* [Description of the task]
From the listing below, pull each line that includes "seaborn".

** start Recorded data **

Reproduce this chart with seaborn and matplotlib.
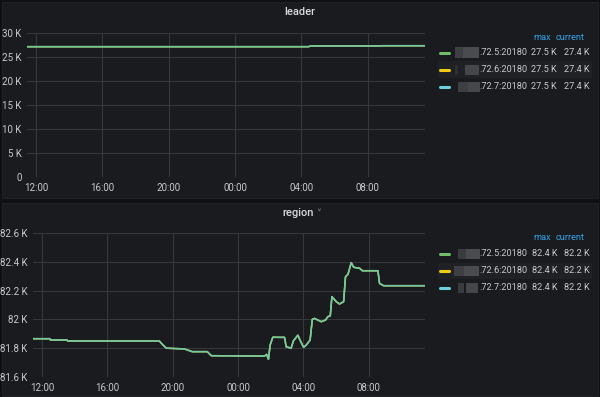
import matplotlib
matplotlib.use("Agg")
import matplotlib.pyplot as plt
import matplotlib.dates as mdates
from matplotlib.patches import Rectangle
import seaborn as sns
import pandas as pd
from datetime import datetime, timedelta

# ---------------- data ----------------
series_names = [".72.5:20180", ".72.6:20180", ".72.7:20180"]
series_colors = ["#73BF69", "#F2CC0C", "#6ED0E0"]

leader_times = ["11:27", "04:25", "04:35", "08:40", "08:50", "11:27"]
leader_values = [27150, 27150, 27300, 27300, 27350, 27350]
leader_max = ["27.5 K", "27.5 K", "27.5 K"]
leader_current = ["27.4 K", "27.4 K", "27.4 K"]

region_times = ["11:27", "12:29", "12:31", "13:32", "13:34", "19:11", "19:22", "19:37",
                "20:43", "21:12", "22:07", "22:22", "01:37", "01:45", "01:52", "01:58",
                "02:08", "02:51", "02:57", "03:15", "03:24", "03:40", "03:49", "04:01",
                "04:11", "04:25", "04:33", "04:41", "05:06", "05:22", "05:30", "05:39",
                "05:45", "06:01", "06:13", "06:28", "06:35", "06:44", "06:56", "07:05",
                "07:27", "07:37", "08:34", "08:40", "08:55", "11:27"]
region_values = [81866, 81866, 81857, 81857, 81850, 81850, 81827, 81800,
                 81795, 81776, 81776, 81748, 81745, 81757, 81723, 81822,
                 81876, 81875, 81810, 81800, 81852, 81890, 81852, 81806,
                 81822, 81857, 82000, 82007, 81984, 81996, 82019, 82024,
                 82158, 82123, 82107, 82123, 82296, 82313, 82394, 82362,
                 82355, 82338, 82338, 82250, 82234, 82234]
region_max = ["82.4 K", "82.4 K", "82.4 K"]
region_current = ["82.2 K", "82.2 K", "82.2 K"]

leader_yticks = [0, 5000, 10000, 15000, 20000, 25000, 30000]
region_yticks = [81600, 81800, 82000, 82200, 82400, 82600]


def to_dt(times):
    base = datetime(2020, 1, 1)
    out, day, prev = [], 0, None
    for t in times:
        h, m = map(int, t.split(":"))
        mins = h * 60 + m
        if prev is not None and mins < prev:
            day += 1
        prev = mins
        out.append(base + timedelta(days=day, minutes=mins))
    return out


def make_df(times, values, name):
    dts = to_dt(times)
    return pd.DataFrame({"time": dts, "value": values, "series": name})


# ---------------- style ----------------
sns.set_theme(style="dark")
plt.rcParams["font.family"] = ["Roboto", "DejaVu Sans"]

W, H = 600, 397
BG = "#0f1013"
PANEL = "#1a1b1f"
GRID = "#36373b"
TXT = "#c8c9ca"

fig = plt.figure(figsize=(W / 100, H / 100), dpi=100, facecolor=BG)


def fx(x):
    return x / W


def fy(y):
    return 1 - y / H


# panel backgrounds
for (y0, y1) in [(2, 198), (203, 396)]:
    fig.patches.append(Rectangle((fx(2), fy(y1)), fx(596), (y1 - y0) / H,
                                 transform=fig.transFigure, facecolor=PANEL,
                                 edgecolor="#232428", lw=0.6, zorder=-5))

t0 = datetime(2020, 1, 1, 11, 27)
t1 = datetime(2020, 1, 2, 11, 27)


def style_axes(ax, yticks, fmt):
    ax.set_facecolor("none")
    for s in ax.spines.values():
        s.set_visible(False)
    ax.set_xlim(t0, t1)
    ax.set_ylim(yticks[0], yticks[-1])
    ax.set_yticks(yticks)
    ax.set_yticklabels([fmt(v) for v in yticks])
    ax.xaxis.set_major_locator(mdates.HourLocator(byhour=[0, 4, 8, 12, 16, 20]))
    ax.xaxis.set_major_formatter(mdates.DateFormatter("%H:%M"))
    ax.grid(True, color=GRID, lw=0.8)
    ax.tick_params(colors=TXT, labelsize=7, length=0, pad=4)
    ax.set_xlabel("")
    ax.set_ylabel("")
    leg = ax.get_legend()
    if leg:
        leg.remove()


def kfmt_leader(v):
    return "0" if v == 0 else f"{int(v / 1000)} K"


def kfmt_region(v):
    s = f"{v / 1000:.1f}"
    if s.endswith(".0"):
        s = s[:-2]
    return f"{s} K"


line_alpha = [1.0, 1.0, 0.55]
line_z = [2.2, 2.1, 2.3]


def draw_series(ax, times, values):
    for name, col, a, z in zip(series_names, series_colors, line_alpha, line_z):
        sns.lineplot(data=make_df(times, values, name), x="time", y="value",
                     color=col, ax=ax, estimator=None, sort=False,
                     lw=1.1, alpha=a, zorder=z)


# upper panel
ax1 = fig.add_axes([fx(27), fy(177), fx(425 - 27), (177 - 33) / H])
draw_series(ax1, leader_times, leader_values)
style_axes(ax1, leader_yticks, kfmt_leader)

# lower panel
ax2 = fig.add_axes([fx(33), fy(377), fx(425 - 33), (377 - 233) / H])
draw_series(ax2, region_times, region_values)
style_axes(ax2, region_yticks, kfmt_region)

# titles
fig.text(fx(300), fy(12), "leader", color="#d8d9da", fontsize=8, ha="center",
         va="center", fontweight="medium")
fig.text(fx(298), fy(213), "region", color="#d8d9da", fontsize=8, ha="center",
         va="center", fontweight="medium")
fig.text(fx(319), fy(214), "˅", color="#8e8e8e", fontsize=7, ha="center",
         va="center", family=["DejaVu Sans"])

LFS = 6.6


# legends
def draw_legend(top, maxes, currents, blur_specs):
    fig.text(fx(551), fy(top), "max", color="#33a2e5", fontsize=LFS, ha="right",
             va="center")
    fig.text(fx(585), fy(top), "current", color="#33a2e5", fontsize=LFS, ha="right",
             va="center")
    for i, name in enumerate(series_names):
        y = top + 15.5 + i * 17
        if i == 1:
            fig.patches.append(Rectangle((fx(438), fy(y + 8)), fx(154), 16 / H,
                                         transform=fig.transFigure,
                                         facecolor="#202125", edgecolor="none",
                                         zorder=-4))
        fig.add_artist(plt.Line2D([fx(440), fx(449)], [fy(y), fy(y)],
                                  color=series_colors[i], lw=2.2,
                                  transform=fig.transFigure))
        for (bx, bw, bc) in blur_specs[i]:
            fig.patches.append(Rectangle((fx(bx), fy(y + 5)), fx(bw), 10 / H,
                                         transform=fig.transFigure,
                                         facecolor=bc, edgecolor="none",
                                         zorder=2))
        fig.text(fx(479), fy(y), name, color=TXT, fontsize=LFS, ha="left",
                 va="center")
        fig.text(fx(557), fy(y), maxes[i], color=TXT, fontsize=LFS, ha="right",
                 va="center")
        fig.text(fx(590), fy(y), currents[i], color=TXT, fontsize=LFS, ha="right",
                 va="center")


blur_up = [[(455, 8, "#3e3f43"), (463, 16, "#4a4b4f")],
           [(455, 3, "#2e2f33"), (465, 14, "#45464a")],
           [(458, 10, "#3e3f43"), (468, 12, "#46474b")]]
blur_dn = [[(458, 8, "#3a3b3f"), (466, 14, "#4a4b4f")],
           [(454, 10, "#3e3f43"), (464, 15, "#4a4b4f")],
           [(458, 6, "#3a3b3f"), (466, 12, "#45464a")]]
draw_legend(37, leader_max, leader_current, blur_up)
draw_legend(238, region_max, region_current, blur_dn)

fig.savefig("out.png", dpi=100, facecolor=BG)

** end Recorded data **

* [Written response]
Reproduce this chart with seaborn and matplotlib.
import seaborn as sns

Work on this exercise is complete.